From the Press Gallery, a familiar pattern emerged: precise questions on Mandelson, evasive answers from the Prime Minister, and a growing sense that judgement, not just politics, is now under scrutiny.
By Adel Darwish

From the Press Gallery, certain patterns are becoming increasingly predictable. Prime Minister’s Questions, once an arena of sharp exchange and occasional clarity, now often follows a familiar script: questions asked, answers diverted, and the argument redirected elsewhere. This week, however, the pattern mattered — because it went to the question of judgement at the top of government.
Kemi Badenoch used all six of her allotted questions to focus on the appointment of Peter Mandelson as ambassador to Washington. Drawing on material released under a Humble Address, her questions were structured to test the Prime Minister’s judgement and the basis on which the appointment had been made, and to probe whether his account to the House could be sustained.
Her line of argument was precise: to establish what the Prime Minister knew, what questions he had asked, and how he could now claim that Peter Mandelson had misled him. If, as Starmer suggested, Mandelson had not been truthful about his past association with Jeffrey Epstein, then the obvious question followed: had that issue been put to him directly at the time of the appointment?
The Prime Minister did not engage with that line of questioning. Instead, he repeatedly shifted the exchange onto Badenoch’s stance on the Iran conflict, accusing her of inconsistency and attempting to recast the session as a debate on foreign policy. By his sixth answer, the tone had hardened into outright attack, extending criticism to Reform UK and what he characterised as its proximity to positions he associated with the far right.

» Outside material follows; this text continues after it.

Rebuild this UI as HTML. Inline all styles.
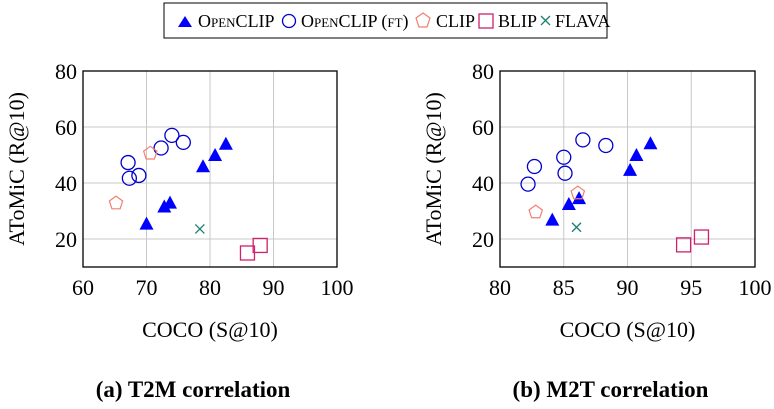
<!DOCTYPE html>
<html><head><meta charset="utf-8">
<style>
body{margin:0;background:#fff;width:774px;height:404px;overflow:hidden}
svg text{font-family:"Liberation Serif","DejaVu Serif",serif;fill:#000}
.sc{font-variant:small-caps}
</style></head>
<body>
<svg id="s" width="774" height="404">
<g>
<rect x="164" y="3" width="443" height="35" fill="#fff" stroke="#000" stroke-width="1"/>
<polygon points="178,27 185,16 192,27" fill="#0000ff"/>
<text x="198" y="27" font-size="18" class="sc">OpenCLIP</text>
<circle cx="289" cy="21" r="6.5" fill="none" stroke="#0000cc" stroke-width="1.3"/>
<text x="301" y="27" font-size="18" class="sc">OpenCLIP (ft)</text>
<polygon points="423,13 430,18 427,27 419,27 416,18" fill="none" stroke="#f08070" stroke-width="1.2"/>
<text x="436" y="27" font-size="18">CLIP</text>
<rect x="479" y="14" width="14" height="14" fill="none" stroke="#d0206e" stroke-width="1.3"/>
<text x="498" y="27" font-size="18">BLIP</text>
<path d="M541,16L550,25M541,25L550,16" stroke="#1a8070" stroke-width="1.3"/>
<text x="555" y="27" font-size="18">FLAVA</text>
</g>
</svg>
<script>
const ns="http://www.w3.org/2000/svg";
const svg=document.getElementById('s');
const yTicks=[20,40,60,80];
const leftXTicks=[60,70,80,90,100];
const rightXTicks=[80,85,90,95,100];
// Left (T2M)
const l_openclip_x=[70,72.8,73.7,78.9,80.8,82.5];
const l_openclip_y=[25.5,31.6,33,46,50,54];
const l_ft_x=[67.1,67.3,68.8,72.3,74,75.8];
const l_ft_y=[47.3,41.7,42.7,52.5,57,54.5];
const l_clip_x=[65.2,70.6];
const l_clip_y=[32.8,50.6];
const l_blip_x=[85.9,87.9];
const l_blip_y=[15,17.7];
const l_flava_x=[78.4];
const l_flava_y=[23.6];
// Right (M2T)
const r_openclip_x=[84.1,85.4,86.2,90.2,90.7,91.8];
const r_openclip_y=[26.9,32.5,34.6,44.7,50,54.2];
const r_ft_x=[82.2,82.7,85,85.1,86.5,88.3];
const r_ft_y=[39.6,45.9,49.2,43.5,55.4,53.4];
const r_clip_x=[82.8,86.1];
const r_clip_y=[29.6,36.4];
const r_blip_x=[94.4,95.8];
const r_blip_y=[17.9,20.7];
const r_flava_x=[86];
const r_flava_y=[24.2];
const SERIF='"Liberation Serif","DejaVu Serif",serif';

function mk(t,a,p){const e=document.createElementNS(ns,t);for(const k in a)e.setAttribute(k,a[k]);if(t==='text')e.setAttribute('font-family',SERIF);(p||svg).appendChild(e);return e;}

function panel(name,x0,x1,xmin,xmax,xticks,S,caption){
  const y0=71,y1=267,ymin=10,ymax=80;
  const X=v=>x0+(v-xmin)/(xmax-xmin)*(x1-x0);
  const Y=v=>y1-(v-ymin)/(ymax-ymin)*(y1-y0);
  const g=mk('g',{});
  
  
  xticks.forEach(t=>{mk('line',{x1:X(t),x2:X(t),y1:y0,y2:y1,stroke:'#c8c8c8','stroke-width':1},g);
    const tx=mk('text',{x:X(t),y:y1+28,'font-size':22,'text-anchor':'middle'},g);tx.textContent=t;
    
    });
  yTicks.forEach(t=>{mk('line',{x1:x0,x2:x1,y1:Y(t),y2:Y(t),stroke:'#c8c8c8','stroke-width':1},g);
    const tx=mk('text',{x:x0-6,y:Y(t)+8,'font-size':22,'text-anchor':'end'},g);tx.textContent=t;
    
    });
  mk('rect',{x:x0,y:y0,width:x1-x0,height:y1-y0,fill:'none',stroke:'#000','stroke-width':1.3},g);
  const xl=mk('text',{x:(x0+x1)/2,y:y1+70,'font-size':22,'text-anchor':'middle'},g);xl.textContent='COCO (S@10)';
  
  
  const yx=x0-59,yy=(y0+y1)/2;
  const yl=mk('text',{x:yx,y:yy,'font-size':22,'text-anchor':'middle',transform:`rotate(-90 ${yx} ${yy})`},g);yl.textContent='AToMiC (R@10)';
  
  
  const cp=mk('text',{x:(x0+x1)/2-17,y:397,'font-size':23,'font-weight':'bold','text-anchor':'middle'},g);cp.textContent=caption;
  
  
  S.ox.forEach((v,i)=>{const cx=X(v),cy=Y(S.oy[i]);
    const m=mk('polygon',{points:`${cx-7},${cy+6} ${cx},${cy-7} ${cx+7},${cy+6}`,fill:'#0000ff'},g);
    
    });
  S.fx.forEach((v,i)=>{const m=mk('circle',{cx:X(v),cy:Y(S.fy[i]),r:7,fill:'none',stroke:'#0000cc','stroke-width':1.3},g);
    
    });
  S.cx.forEach((v,i)=>{const cx=X(v),cy=Y(S.cy[i]);let p=[];
    for(let k=0;k<5;k++){const a=-Math.PI/2+k*2*Math.PI/5;p.push((cx+7*Math.cos(a))+','+(cy+7*Math.sin(a)));}
    const m=mk('polygon',{points:p.join(' '),fill:'none',stroke:'#f08070','stroke-width':1.2},g);
    
    });
  S.bx.forEach((v,i)=>{const m=mk('rect',{x:X(v)-7,y:Y(S.by[i])-7,width:14,height:14,fill:'none',stroke:'#d0206e','stroke-width':1.3},g);
    
    });
  S.vx.forEach((v,i)=>{const cx=X(v),cy=Y(S.vy[i]);
    const m=mk('path',{d:`M${cx-4.5},${cy-4.5}L${cx+4.5},${cy+4.5}M${cx-4.5},${cy+4.5}L${cx+4.5},${cy-4.5}`,stroke:'#1a8070','stroke-width':1.3},g);
    
    });
}
panel('t2m-chart',83,337,60,100,leftXTicks,{ox:l_openclip_x,oy:l_openclip_y,fx:l_ft_x,fy:l_ft_y,cx:l_clip_x,cy:l_clip_y,bx:l_blip_x,by:l_blip_y,vx:l_flava_x,vy:l_flava_y},'(a) T2M correlation');
panel('m2t-chart',500,755,80,100,rightXTicks,{ox:r_openclip_x,oy:r_openclip_y,fx:r_ft_x,fy:r_ft_y,cx:r_clip_x,cy:r_clip_y,bx:r_blip_x,by:r_blip_y,vx:r_flava_x,vy:r_flava_y},'(b) M2T correlation');
</script>
</body></html>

The Speaker intervened twice. On the first occasion, he reminded the House that he was not responsible for the Prime Minister’s replies. On the second, the rebuke was sharpened: nor was he responsible for the questions from the Leader of the Opposition. The message was unmistakable — that the exchange was failing to address the substance of what had been asked.
From the gallery, the reason for that pattern was not difficult to discern. The Prime Minister appeared acutely aware of the risks of what he said — and what he chose not to say. Having already faced questions about the Mandelson appointment, his answers at the despatch box now carry potential weight beyond the chamber. With further papers released under a Humble Address, any inconsistency between what he knew at the time and what he told Parliament could invite the most serious accusation in Westminster: that of having misled the House. That risk may explain the caution — and, at times, the conspicuous evasiveness — that marked his responses.
The difficulty for Downing Street is that the Mandelson affair is not an isolated embarrassment but a question of judgement. Documents now in the public domain indicate that warnings were raised about the reputational risks of the appointment. Yet the decision went ahead, and has since unravelled with striking speed. The subsequent financial settlement, agreed at £75,000, has reinforced the political impression of a decision taken against advice and corrected only under pressure.
That question of judgement extends beyond personnel into policy, particularly in energy. The latest tensions in the Gulf — including attacks on gas infrastructure, have revived concerns about supply vulnerability at precisely the moment Britain’s domestic capacity has been scaled back. Critics argue that successive governments once drew the opposite lesson from earlier crises, maintaining both a strategic naval presence in the region and a degree of domestic resilience. The current approach, which combines reduced North Sea production with continued reliance on imports, is now being tested under pressure. At such moments, the balance between long-term transition and immediate security becomes less theoretical and more immediate.
In another era, a foreign crisis might have provided political cover. Governments have often found that external threats rally domestic support and soften internal divisions. This time, the effect has been more limited. While the Prime Minister’s cautious stance on the conflict with Iran broadly reflects public sentiment, it has not translated into any discernible political dividend. Nor has it eased strategic uncertainty. Britain’s role in the region appears more constrained than in previous decades, when a quieter but consistent naval presence helped secure key shipping routes. The contrast is not merely nostalgic; it raises questions about capability as well as policy.
More troubling for Downing Street is that the pressure is no longer confined to the opposition benches. Within Labour, signs of unease are becoming more visible. Angela Rayner’s recent intervention, widely interpreted as a challenge to elements of the government’s economic direction, has underscored the extent to which internal consensus cannot be taken for granted. At the same time, many Labour MPs have signalled resistance to proposed changes in welfare policy, warning that they may not support measures to curb or freeze benefits. These are not yet coordinated rebellions, but they point to a party that is beginning to test the limits of its own leadership.
Even among Labour-leaning commentators, the tone has shifted. Sympathy for the government’s early difficulties has given way to a more questioning assessment of its choices and priorities. That, perhaps, is the more subtle change. Governments can weather opposition attacks; they find it harder to navigate scepticism from those broadly inclined to support them.
The Prime Minister therefore faces a convergence of pressures: scrutiny over decisions already taken, uncertainty over policies still unfolding, and a party that is no longer entirely aligned behind him. None of these challenges is, in isolation, insurmountable. Together, they form a pattern that is becoming increasingly difficult to dismiss.
In politics, individual missteps can often be contained. Patterns, once established, are far harder to break.